- Occupation(s): Jackman Humanities Professor, University of Toronto

Academic background
- Education: University of California, Berkeley, University of California, Davis, Brooklyn College
- Alma mater: University of California, Berkeley
- Doctoral advisor: Chana Kronfeld
- Other advisors: Robert Alter, Bluma Goldstein

Academic work
- Discipline: Jewish studies, Comparative literature
- Sub-discipline: Yiddish literature, Yiddish and Hebrew literature in translation, Haskalah
- Institutions: University of Toronto, Graduate Theological Union

= Naomi Seidman =

American religious scholar

Naomi Seidman is Chancellor Jackman Professor in the Arts at the University of Toronto, and was previously Koret Professor of Jewish Culture and the Director of the Richard S. Dinner Center for Jewish Studies at the Graduate Theological Union in Berkeley. In 2016, she received a Guggenheim Fellowship. In 2019, she won a National Jewish Book Award.

== Biography ==
Seidman comes from an Orthodox, Yiddish-speaking rabbinic family, and was a daughter of Hassidic Jewish writer Dr. Hillel Seidman, author of Diary of the Warsaw Ghetto, and Sara Abraham Seidman. Her parents met in the displaced persons camp in Föhrenwald, where he was working for Agudah and she was teaching.

She was raised in Boro Park, Brooklyn and attended Bais Yaakov schools; she left Orthodoxy at 18, on the verge of an arranged marriage.

She received a B.A. from Brooklyn College in 1981, a M.A. from UC Davis in 1984, and a Ph.D. at UC Berkeley in 1993.

Her writings focus on the relationship between Judaism, literature, gender studies, translation studies, and sexuality.
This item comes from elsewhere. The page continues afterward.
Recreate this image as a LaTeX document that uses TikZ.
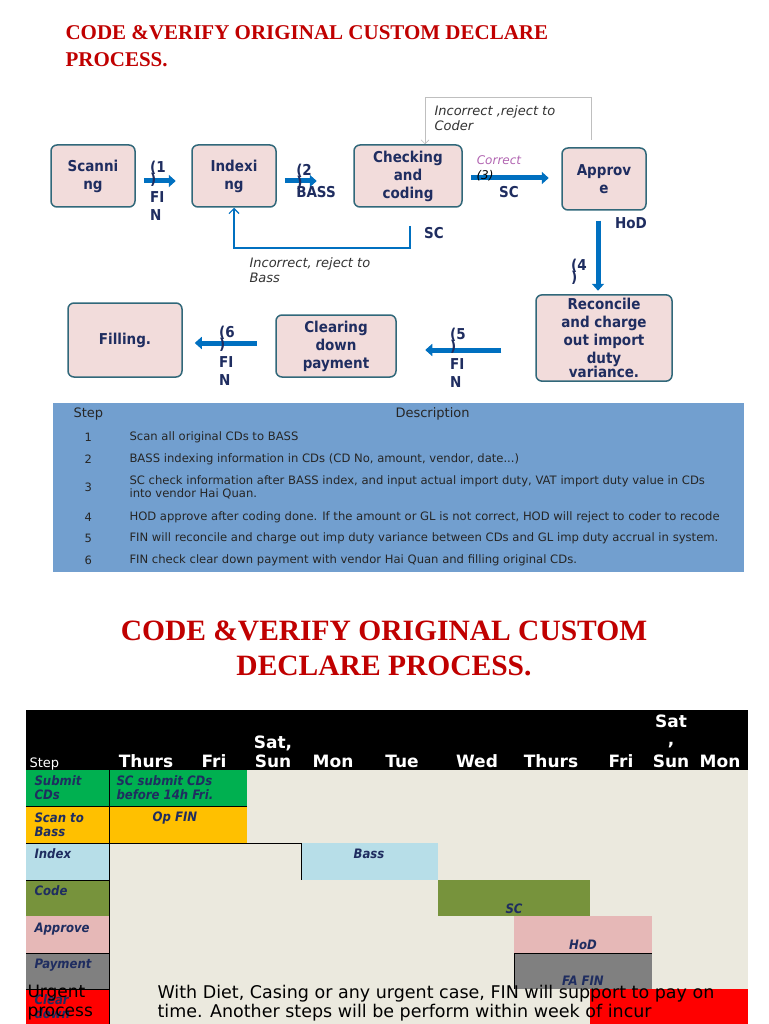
\documentclass[tikz,border=0pt]{standalone}
\usepackage{fontspec}
\setmainfont{DejaVu Sans}
\newfontfamily\ttl{Liberation Serif}
\newfontfamily\cond{DejaVu Sans Condensed}
\usetikzlibrary{arrows.meta}
\definecolor{boxfill}{RGB}{242,220,219}
\definecolor{boxline}{RGB}{49,104,122}
\definecolor{arr}{RGB}{0,112,192}
\definecolor{tbl}{RGB}{114,159,207}
\definecolor{titred}{RGB}{192,0,0}
\definecolor{gbg}{RGB}{235,233,222}
\definecolor{ggreen}{RGB}{0,176,80}
\definecolor{gyellow}{RGB}{255,192,0}
\definecolor{gblue}{RGB}{183,222,232}
\definecolor{golive}{RGB}{119,147,60}
\definecolor{gpink}{RGB}{230,184,183}
\definecolor{ggray}{RGB}{128,128,128}
\definecolor{navy}{RGB}{31,45,96}
\tikzset{
 proc/.style={draw=boxline,line width=1.5pt,fill=boxfill,rounded corners=6pt,align=center,font=\cond\bfseries\fontsize{15}{18}\selectfont,text=navy,minimum height=62pt},
 fat/.style={arr,line width=5pt,-{Triangle[length=7pt,width=12pt]}},
 lbl/.style={font=\cond\bfseries\fontsize{15}{18}\selectfont,text=navy,align=left},
 note/.style={font=\itshape\fontsize{13}{15}\selectfont,text=black!80,align=left},
 tt/.style={font=\fontsize{11.5}{13}\selectfont,text=black!85,anchor=west,align=left},
 gl/.style={font=\cond\bfseries\itshape\fontsize{13}{14}\selectfont,text=navy,align=left},
 hd/.style={font=\bfseries\fontsize{17}{19}\selectfont,text=white}
}
\begin{document}
\begin{tikzpicture}[x=1pt,y=-1pt]
\useasboundingbox (0,0) rectangle (768,1024);
\fill[white] (0,0) rectangle (768,1024);
\node[anchor=north west,font=\ttl\bfseries\fontsize{21}{27}\selectfont,text=titred,align=left] (t1) at (62,22) {CODE \&VERIFY ORIGINAL CUSTOM DECLARE\\PROCESS.};
% flow
\node[proc,minimum width=84pt] (scan) at (93,176) {Scanni\\ng};
\node[proc,minimum width=84pt] (idx) at (234,176) {Indexi\\ng};
\node[proc,minimum width=108pt] (chk) at (408,176) {Checking\\and\\coding};
\node[proc,minimum width=84pt] (app) at (604,179) {Approv\\e};
\node[proc,minimum width=136pt,minimum height=76pt] (rec) at (604,338) {Reconcile\\and charge\\out import\\duty\\[-4pt]variance.};
\node[proc,minimum width=120pt] (clr) at (336,346) {Clearing\\down\\payment};
\node[proc,minimum width=114pt,minimum height=74pt] (fil) at (125,340) {Filling.};
\draw[fat] (scan.east)++(8,5) -- ++(32,0) coordinate (e1);
\draw[fat] (idx.east)++(8,5) -- ++(32,0) coordinate (e2);
\draw[fat] (chk.east)++(8,2) -- ++(78,0) coordinate (e3);
\draw[fat] (app.south)++(-6,10) -- ++(0,70) coordinate (e4);
\draw[fat] (rec.west)++(-34,12) -- ++(-76,0) coordinate (e5);
\draw[fat] (fil.east)++(74,3) -- ++(-62,0) coordinate (e6);
\node[lbl] (l1) at (158,191) {(1\\[-6pt])\\FI\\N};
\node[lbl] (l2) at (316,181) {(2\\[-6pt])\\[-8pt]BASS};
\node[lbl] (l3) at (509,192) {SC};
\node[font=\itshape\fontsize{12}{14}\selectfont,text=violet!60] (cor) at (499,160) {Correct};
\node[font=\itshape\fontsize{12}{14}\selectfont] (c3) at (485,176) {(3)};
\node[lbl] (hod) at (631,223) {HoD};
\node[lbl] (l4) at (579,272) {(4\\[-6pt])};
\node[lbl] (l5) at (458,358) {(5\\[-6pt])\\FI\\N};
\node[lbl] (l6) at (227,356) {(6\\[-6pt])\\FI\\N};
\node[lbl] (sc2) at (434,233) {SC};
\coordinate (b1) at (410,226);
\coordinate (b2) at (410,248);
\coordinate (b3) at (234,248);
\draw[arr,line width=1.2pt,-{Straight Barb[length=5pt]}] (b1) -- (b2) -- (b3) -- (idx.south);
\node[note,anchor=north west] (n1) at (246,254) {Incorrect, reject to\\Bass};
\coordinate (c1) at (591,140);
\coordinate (c2) at (591,97);
\coordinate (c3b) at (425,97);
\draw[black!25,line width=0.6pt,-{Straight Barb[length=4pt]}] (c1) -- (c2) -- (c3b) -- (chk.north -| c3b);
\node[note,anchor=north west] (n2) at (431,102) {Incorrect ,reject to\\Coder};
% table
\fill[tbl] (53,403) rectangle (744,572);
\node[tt,font=\fontsize{13}{15}\selectfont] (th1) at (70,414) {Step};
\node[tt,font=\fontsize{13}{15}\selectfont] (th2) at (392,414) {Description};
\foreach \n/\y/\t in {1/437/Scan all original CDs to BASS,
 2/459/{BASS indexing information in CDs (CD No, amount, vendor, date...)},
 3/487/{SC check information after BASS index, and input actual import duty, VAT import duty value in CDs\\into vendor Hai Quan.},
 4/517/{HOD approve after coding done. If the amount or GL is not correct, HOD will reject to coder to recode},
 5/538/{FIN will reconcile and charge out imp duty variance between CDs and GL imp duty accrual in system.},
 6/560/{FIN check clear down payment with vendor Hai Quan and filling  original CDs.}}{
 \node[tt] (r\n) at (81,\y) {\n};
 \node[tt,font=\fontsize{11.6}{13}\selectfont] (d\n) at (126,\y) {\t};
}
\node[font=\ttl\bfseries\fontsize{29.5}{35}\selectfont,text=titred,align=center] (t2) at (384,648) {CODE \&VERIFY ORIGINAL CUSTOM\\DECLARE PROCESS.};
% gantt
\fill[gbg] (26,770) rectangle (748,1024);
\fill[black] (26,710) rectangle (748,770);
\fill[ggreen] (26,770) rectangle (247,806);
\fill[gyellow] (26,806) rectangle (247,843);
\fill[gblue] (26,843) rectangle (109,880);
\fill[gblue] (301,843) rectangle (438,880);
\fill[golive] (26,880) rectangle (109,916);
\fill[golive] (438,880) rectangle (590,916);
\fill[gpink] (26,916) rectangle (109,953);
\fill[gpink] (514,916) rectangle (652,953);
\fill[ggray] (26,953) rectangle (109,989);
\fill[ggray] (514,953) rectangle (652,989);
\fill[red] (26,989) rectangle (109,1024);
\fill[red] (590,989) rectangle (748,1024);
\draw[line width=0.8pt] (109,770) -- (109,1024);
\draw[line width=0.8pt] (26,806) -- (247,806) (26,843) -- (301,843) -- (301,880) (26,880) -- (109,880) (26,953) -- (109,953) (514,953) -- (652,953) (514,953) -- (514,989) (26,989) -- (109,989);
\node[font=\fontsize{13}{14}\selectfont,text=white,anchor=base west] (hs) at (26,767) {Step};
\foreach \x/\t [count=\i] in {146/Thurs,214/Fri,273/Sun,333/Mon,402/Tue,477/Wed,551/Thurs,621/Fri,671/Sun,720/Mon}{
 \node[hd,anchor=base] (h\i) at (\x,767) {\t};}
\node[hd,anchor=base] (hsat1) at (273,748) {Sat,};
\node[hd,anchor=base] (hsat2) at (671,727) {Sat};
\node[hd,anchor=base] (hsat3) at (671,745) {,};
\node[gl,anchor=north west] (g1) at (31,772) {Submit\\CDs};
\node[gl,anchor=north west] (g2) at (113,772) {SC submit CDs\\before 14h Fri.};
\node[gl,anchor=north west] (g3) at (31,809) {Scan to\\Bass};
\node[gl] (g4) at (175,818) {Op FIN};
\node[gl,anchor=north west] (g5) at (31,845) {Index};
\node[gl] (g6) at (369,854) {Bass};
\node[gl,anchor=north west] (g7) at (31,882) {Code};
\node[gl] (g8) at (514,909) {SC};
\node[gl,anchor=north west] (g9) at (31,919) {Approve};
\node[gl] (g10) at (583,945) {HoD};
\node[gl,anchor=north west] (g11) at (31,955) {Payment};
\node[gl] (g12) at (583,981) {FA FIN};
\node[gl,anchor=north west] (g13) at (31,991) {Clear\\down};
\node[font=\fontsize{17}{19}\selectfont,align=left,anchor=north west] (u1) at (24,982) {Urgent\\process};
\node[font=\fontsize{17.5}{19}\selectfont,align=left,anchor=north west] (u2) at (154,982) {With Diet, Casing or any urgent case, FIN will support to pay on\\time. Another steps will be perform within week of incur};
\end{tikzpicture}
\end{document}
She has written extensively on Yiddish literature, translation, and the Haskalah. She is a leading scholar of the Bais Yaakov movement and the work and life of Sarah Schenirer. In 2022, she hosted "Heretic in the House," a limited-series podcast from the Shalom Hartman Institute about leaving Orthodox Judaism. In 2024, she published Translating the Jewish Freud: Psychoanalysis in Hebrew and Yiddish.

== Selected works ==

- Seidman, Naomi (1996). "Elie Wiesel and the scandal of Jewish rage".
- Seidman, Naomi (1997). "A marriage made in heaven: The sexual politics of Hebrew and Yiddish".
- Seidman, Naomi (2006). "Faithful renderings: Jewish-Christian difference and the politics of translation".
- Seidman, Naomi (2016), The Marriage Plot, Or, How Jews Fell in Love with Love, and with Literature, Stanford University Press.
- Seidman, Naomi (2019), Sarah Schenirer and the Bais Yaakov Movement: A Revolution in the Name of Tradition, Littman.
- Seidman, Naomi (2024), Translating the Jewish Freud: Psychoanalysis in Hebrew and Yiddish, Stanford University Press.